**What is asked**: Reproduce the listing below exactly, minus its pictures.

**Information provided**:

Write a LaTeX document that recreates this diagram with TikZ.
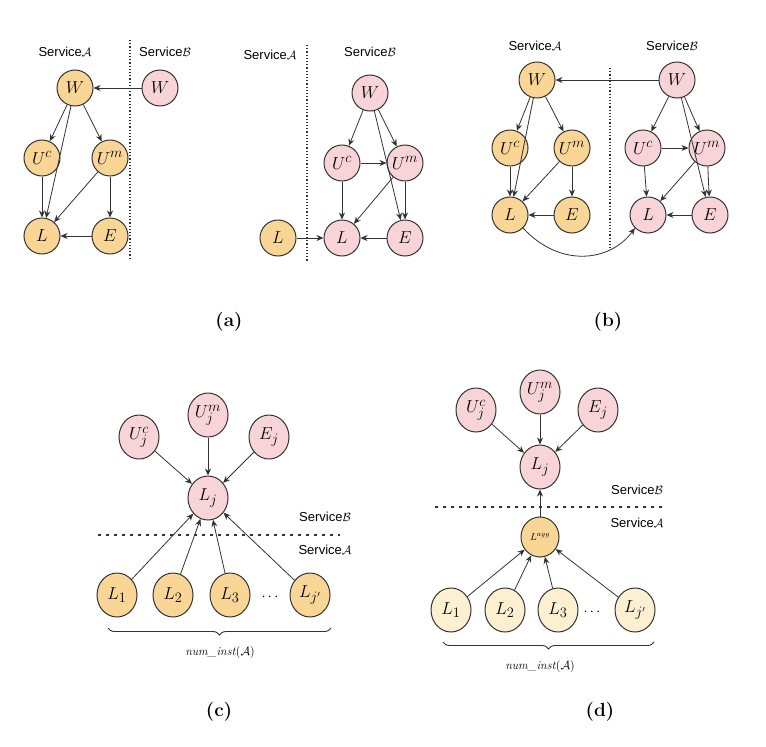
\documentclass[tikz,border=0pt]{standalone}
\usepackage{fontspec}
\newfontfamily\sansf{Liberation Sans}
\usetikzlibrary{arrows.meta,decorations.pathreplacing,shapes.geometric}
\definecolor{orfill}{RGB}{250,214,150}
\definecolor{pkfill}{RGB}{248,212,216}
\definecolor{ltfill}{RGB}{253,240,208}
\begin{document}
\begin{tikzpicture}[x=1pt,y=-1pt,
  nd/.style={circle,draw=black!80,line width=1pt,minimum size=36pt,inner sep=0pt,font=\fontsize{19}{22}\selectfont},
  en/.style={ellipse,draw=black!80,line width=1pt,minimum width=40pt,minimum height=44pt,inner sep=0pt,font=\fontsize{19}{22}\selectfont},
  orA/.style={fill=orfill},
  pk/.style={fill=pkfill},
  lt/.style={fill=ltfill},
  ar/.style={-{Stealth[length=7pt,width=6pt]},black!80,line width=0.8pt},
  sv/.style={font=\sansf\fontsize{13}{15}\selectfont,inner sep=0pt},
  dl/.style={dotted,line width=1.2pt,black!80},
  captxt/.style={font=\fontsize{19}{22}\selectfont\bfseries}]
\useasboundingbox (0,0) rectangle (766,747);
% ---------- (a) left
\node[sv] (sa1) at (65,52) {Service$\mathcal{A}$};
\node[sv] (sb1) at (165,52) {Service$\mathcal{B}$};
\draw[dl] (130,40) -- (130,258);
\node[nd,orA] (aW) at (75,88) {$W$};
\node[nd,pk] (aWb) at (160,88) {$W$};
\node[nd,orA] (aUc) at (42,158) {$U^c$};
\node[nd,orA] (aUm) at (110,158) {$U^m$};
\node[nd,orA] (aL) at (42,236) {$L$};
\node[nd,orA] (aE) at (110,236) {$E$};
\draw[ar] (aWb) -- (aW);
\draw[ar] (aW) -- (aUc); \draw[ar] (aW) -- (aUm); \draw[ar] (aW) -- (aL);
\draw[ar] (aUc) -- (aL); \draw[ar] (aUm) -- (aL); \draw[ar] (aUm) -- (aE); \draw[ar] (aE) -- (aL);
% ---------- (a) right
\node[sv] (sa2) at (270,55) {Service$\mathcal{A}$};
\node[sv] (sb2) at (370,52) {Service$\mathcal{B}$};
\draw[dl] (307,45) -- (307,262);
\node[nd,pk] (bW) at (370,93) {$W$};
\node[nd,pk] (bUc) at (342,163) {$U^c$};
\node[nd,pk] (bUm) at (405,163) {$U^m$};
\node[nd,orA] (bLa) at (278,238) {$L$};
\node[nd,pk] (bL) at (342,238) {$L$};
\node[nd,pk] (bE) at (405,238) {$E$};
\draw[ar] (bW) -- (bUc); \draw[ar] (bW) -- (bUm); \draw[ar] (bW) -- (bE);
\draw[ar] (bUc) -- (bUm); \draw[ar] (bUc) -- (bL); \draw[ar] (bUm) -- (bL);
\draw[ar] (bUm) -- (bE); \draw[ar] (bE) -- (bL); \draw[ar] (bLa) -- (bL);
\node[captxt] (ca) at (229,322) {(a)};
% ---------- (b)
\node[sv] (sa3) at (535,46) {Service$\mathcal{A}$};
\node[sv] (sb3) at (672,46) {Service$\mathcal{B}$};
\draw[dl] (610,68) -- (610,248);
\node[nd,orA] (cW) at (537,80) {$W$};
\node[nd,orA] (cUc) at (510,148) {$U^c$};
\node[nd,orA] (cUm) at (572,148) {$U^m$};
\node[nd,orA] (cL) at (510,215) {$L$};
\node[nd,orA] (cE) at (572,215) {$E$};
\node[nd,pk] (dW) at (677,80) {$W$};
\node[nd,pk] (dUc) at (643,148) {$U^c$};
\node[nd,pk] (dUm) at (707,148) {$U^m$};
\node[nd,pk] (dL) at (648,215) {$L$};
\node[nd,pk] (dE) at (710,215) {$E$};
\draw[ar] (dW) -- (cW);
\draw[ar] (cW) -- (cUc); \draw[ar] (cW) -- (cUm); \draw[ar] (cW) -- (cL);
\draw[ar] (cUc) -- (cL); \draw[ar] (cUm) -- (cL); \draw[ar] (cUm) -- (cE); \draw[ar] (cE) -- (cL);
\draw[ar] (dW) -- (dUc); \draw[ar] (dW) -- (dUm); \draw[ar] (dW) -- (dE);
\draw[ar] (dUc) -- (dUm); \draw[ar] (dUc) -- (dL); \draw[ar] (dUm) -- (dL);
\draw[ar] (dUm) -- (dE); \draw[ar] (dE) -- (dL);
\draw[ar] (cL.south east) .. controls (560,268) and (610,262) .. (dL.south west);
\node[captxt] (cb) at (608,322) {(b)};
% ---------- (c)
\node[en,pk] (eUc) at (139,437) {$U^c_j$};
\node[en,pk] (eUm) at (208,415) {$U^m_j$};
\node[en,pk] (eE) at (269,437) {$E_j$};
\node[en,pk] (eL) at (208,498) {$L_j$};
\draw[dl,dash pattern=on 3pt off 5pt] (98,535) -- (340,535);
\node[sv] (sb4) at (325,517) {Service$\mathcal{B}$};
\node[sv] (sa4) at (325,550) {Service$\mathcal{A}$};
\node[en,orA] (eL1) at (117,595) {$L_1$};
\node[en,orA] (eL2) at (173,595) {$L_2$};
\node[en,orA] (eL3) at (230,595) {$L_3$};
\node[font=\Large] (edots) at (270,597) {$\cdots$};
\node[en,orA] (eLj) at (310,595) {$L_{j'}$};
\foreach \s in {eUc,eUm,eE,eL1,eL2,eL3,eLj} \draw[ar] (\s) -- (eL);
\draw[decorate,decoration={brace,mirror,amplitude=7pt},line width=0.9pt,black!80] (108,628) -- (331,628);
\node[font=\large] (enum) at (220,652) {\textit{num\_inst}$(\mathcal{A})$};
\node[captxt] (cc) at (219,712) {(c)};
% ---------- (d)
\node[en,pk] (fUc) at (476,410) {$U^c_j$};
\node[en,pk] (fUm) at (540,392) {$U^m_j$};
\node[en,pk] (fE) at (598,410) {$E_j$};
\node[en,pk] (fL) at (540,467) {$L_j$};
\draw[dl,dash pattern=on 3pt off 5pt] (435,507) -- (662,507);
\node[sv] (sb5) at (637,490) {Service$\mathcal{B}$};
\node[sv] (sa5) at (637,523) {Service$\mathcal{A}$};
\node[en,orA,minimum width=38pt,minimum height=40pt,font=\normalsize] (fLa) at (540,537) {$L^{agg}$};
\node[en,lt] (fL1) at (451,610) {$L_1$};
\node[en,lt] (fL2) at (505,610) {$L_2$};
\node[en,lt] (fL3) at (558,610) {$L_3$};
\node[font=\Large] (fdots) at (592,612) {$\cdots$};
\node[en,lt] (fLj) at (635,610) {$L_{j'}$};
\foreach \s in {fUc,fUm,fE,fLa} \draw[ar] (\s) -- (fL);
\foreach \s in {fL1,fL2,fL3,fLj} \draw[ar] (\s) -- (fLa);
\draw[decorate,decoration={brace,mirror,amplitude=7pt},line width=0.9pt,black!80] (443,642) -- (654,642);
\node[font=\large] (fnum) at (540,666) {\textit{num\_inst}$(\mathcal{A})$};
\node[captxt] (cd) at (600,712) {(d)};
\end{tikzpicture}
\end{document}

**Result below**:
Write a LaTeX document that recreates this diagram with TikZ.
\documentclass[tikz,border=0pt]{standalone}
\usepackage{fontspec}
\newfontfamily\sansf{Liberation Sans}
\usetikzlibrary{arrows.meta,decorations.pathreplacing,shapes.geometric}
\definecolor{orfill}{RGB}{250,214,150}
\definecolor{pkfill}{RGB}{248,212,216}
\definecolor{ltfill}{RGB}{253,240,208}
\begin{document}
\begin{tikzpicture}[x=1pt,y=-1pt,
  nd/.style={circle,draw=black!80,line width=1pt,minimum size=36pt,inner sep=0pt,font=\fontsize{19}{22}\selectfont},
  en/.style={ellipse,draw=black!80,line width=1pt,minimum width=40pt,minimum height=44pt,inner sep=0pt,font=\fontsize{19}{22}\selectfont},
  orA/.style={fill=orfill},
  pk/.style={fill=pkfill},
  lt/.style={fill=ltfill},
  ar/.style={-{Stealth[length=7pt,width=6pt]},black!80,line width=0.8pt},
  sv/.style={font=\sansf\fontsize{13}{15}\selectfont,inner sep=0pt},
  dl/.style={dotted,line width=1.2pt,black!80},
  captxt/.style={font=\fontsize{19}{22}\selectfont\bfseries}]
\useasboundingbox (0,0) rectangle (766,747);
% ---------- (a) left
\node[sv] (sa1) at (65,52) {Service$\mathcal{A}$};
\node[sv] (sb1) at (165,52) {Service$\mathcal{B}$};
\draw[dl] (130,40) -- (130,258);
\node[nd,orA] (aW) at (75,88) {$W$};
\node[nd,pk] (aWb) at (160,88) {$W$};
\node[nd,orA] (aUc) at (42,158) {$U^c$};
\node[nd,orA] (aUm) at (110,158) {$U^m$};
\node[nd,orA] (aL) at (42,236) {$L$};
\node[nd,orA] (aE) at (110,236) {$E$};
\draw[ar] (aWb) -- (aW);
\draw[ar] (aW) -- (aUc); \draw[ar] (aW) -- (aUm); \draw[ar] (aW) -- (aL);
\draw[ar] (aUc) -- (aL); \draw[ar] (aUm) -- (aL); \draw[ar] (aUm) -- (aE); \draw[ar] (aE) -- (aL);
% ---------- (a) right
\node[sv] (sa2) at (270,55) {Service$\mathcal{A}$};
\node[sv] (sb2) at (370,52) {Service$\mathcal{B}$};
\draw[dl] (307,45) -- (307,262);
\node[nd,pk] (bW) at (370,93) {$W$};
\node[nd,pk] (bUc) at (342,163) {$U^c$};
\node[nd,pk] (bUm) at (405,163) {$U^m$};
\node[nd,orA] (bLa) at (278,238) {$L$};
\node[nd,pk] (bL) at (342,238) {$L$};
\node[nd,pk] (bE) at (405,238) {$E$};
\draw[ar] (bW) -- (bUc); \draw[ar] (bW) -- (bUm); \draw[ar] (bW) -- (bE);
\draw[ar] (bUc) -- (bUm); \draw[ar] (bUc) -- (bL); \draw[ar] (bUm) -- (bL);
\draw[ar] (bUm) -- (bE); \draw[ar] (bE) -- (bL); \draw[ar] (bLa) -- (bL);
\node[captxt] (ca) at (229,322) {(a)};
% ---------- (b)
\node[sv] (sa3) at (535,46) {Service$\mathcal{A}$};
\node[sv] (sb3) at (672,46) {Service$\mathcal{B}$};
\draw[dl] (610,68) -- (610,248);
\node[nd,orA] (cW) at (537,80) {$W$};
\node[nd,orA] (cUc) at (510,148) {$U^c$};
\node[nd,orA] (cUm) at (572,148) {$U^m$};
\node[nd,orA] (cL) at (510,215) {$L$};
\node[nd,orA] (cE) at (572,215) {$E$};
\node[nd,pk] (dW) at (677,80) {$W$};
\node[nd,pk] (dUc) at (643,148) {$U^c$};
\node[nd,pk] (dUm) at (707,148) {$U^m$};
\node[nd,pk] (dL) at (648,215) {$L$};
\node[nd,pk] (dE) at (710,215) {$E$};
\draw[ar] (dW) -- (cW);
\draw[ar] (cW) -- (cUc); \draw[ar] (cW) -- (cUm); \draw[ar] (cW) -- (cL);
\draw[ar] (cUc) -- (cL); \draw[ar] (cUm) -- (cL); \draw[ar] (cUm) -- (cE); \draw[ar] (cE) -- (cL);
\draw[ar] (dW) -- (dUc); \draw[ar] (dW) -- (dUm); \draw[ar] (dW) -- (dE);
\draw[ar] (dUc) -- (dUm); \draw[ar] (dUc) -- (dL); \draw[ar] (dUm) -- (dL);
\draw[ar] (dUm) -- (dE); \draw[ar] (dE) -- (dL);
\draw[ar] (cL.south east) .. controls (560,268) and (610,262) .. (dL.south west);
\node[captxt] (cb) at (608,322) {(b)};
% ---------- (c)
\node[en,pk] (eUc) at (139,437) {$U^c_j$};
\node[en,pk] (eUm) at (208,415) {$U^m_j$};
\node[en,pk] (eE) at (269,437) {$E_j$};
\node[en,pk] (eL) at (208,498) {$L_j$};
\draw[dl,dash pattern=on 3pt off 5pt] (98,535) -- (340,535);
\node[sv] (sb4) at (325,517) {Service$\mathcal{B}$};
\node[sv] (sa4) at (325,550) {Service$\mathcal{A}$};
\node[en,orA] (eL1) at (117,595) {$L_1$};
\node[en,orA] (eL2) at (173,595) {$L_2$};
\node[en,orA] (eL3) at (230,595) {$L_3$};
\node[font=\Large] (edots) at (270,597) {$\cdots$};
\node[en,orA] (eLj) at (310,595) {$L_{j'}$};
\foreach \s in {eUc,eUm,eE,eL1,eL2,eL3,eLj} \draw[ar] (\s) -- (eL);
\draw[decorate,decoration={brace,mirror,amplitude=7pt},line width=0.9pt,black!80] (108,628) -- (331,628);
\node[font=\large] (enum) at (220,652) {\textit{num\_inst}$(\mathcal{A})$};
\node[captxt] (cc) at (219,712) {(c)};
% ---------- (d)
\node[en,pk] (fUc) at (476,410) {$U^c_j$};
\node[en,pk] (fUm) at (540,392) {$U^m_j$};
\node[en,pk] (fE) at (598,410) {$E_j$};
\node[en,pk] (fL) at (540,467) {$L_j$};
\draw[dl,dash pattern=on 3pt off 5pt] (435,507) -- (662,507);
\node[sv] (sb5) at (637,490) {Service$\mathcal{B}$};
\node[sv] (sa5) at (637,523) {Service$\mathcal{A}$};
\node[en,orA,minimum width=38pt,minimum height=40pt,font=\normalsize] (fLa) at (540,537) {$L^{agg}$};
\node[en,lt] (fL1) at (451,610) {$L_1$};
\node[en,lt] (fL2) at (505,610) {$L_2$};
\node[en,lt] (fL3) at (558,610) {$L_3$};
\node[font=\Large] (fdots) at (592,612) {$\cdots$};
\node[en,lt] (fLj) at (635,610) {$L_{j'}$};
\foreach \s in {fUc,fUm,fE,fLa} \draw[ar] (\s) -- (fL);
\foreach \s in {fL1,fL2,fL3,fLj} \draw[ar] (\s) -- (fLa);
\draw[decorate,decoration={brace,mirror,amplitude=7pt},line width=0.9pt,black!80] (443,642) -- (654,642);
\node[font=\large] (fnum) at (540,666) {\textit{num\_inst}$(\mathcal{A})$};
\node[captxt] (cd) at (600,712) {(d)};
\end{tikzpicture}
\end{document}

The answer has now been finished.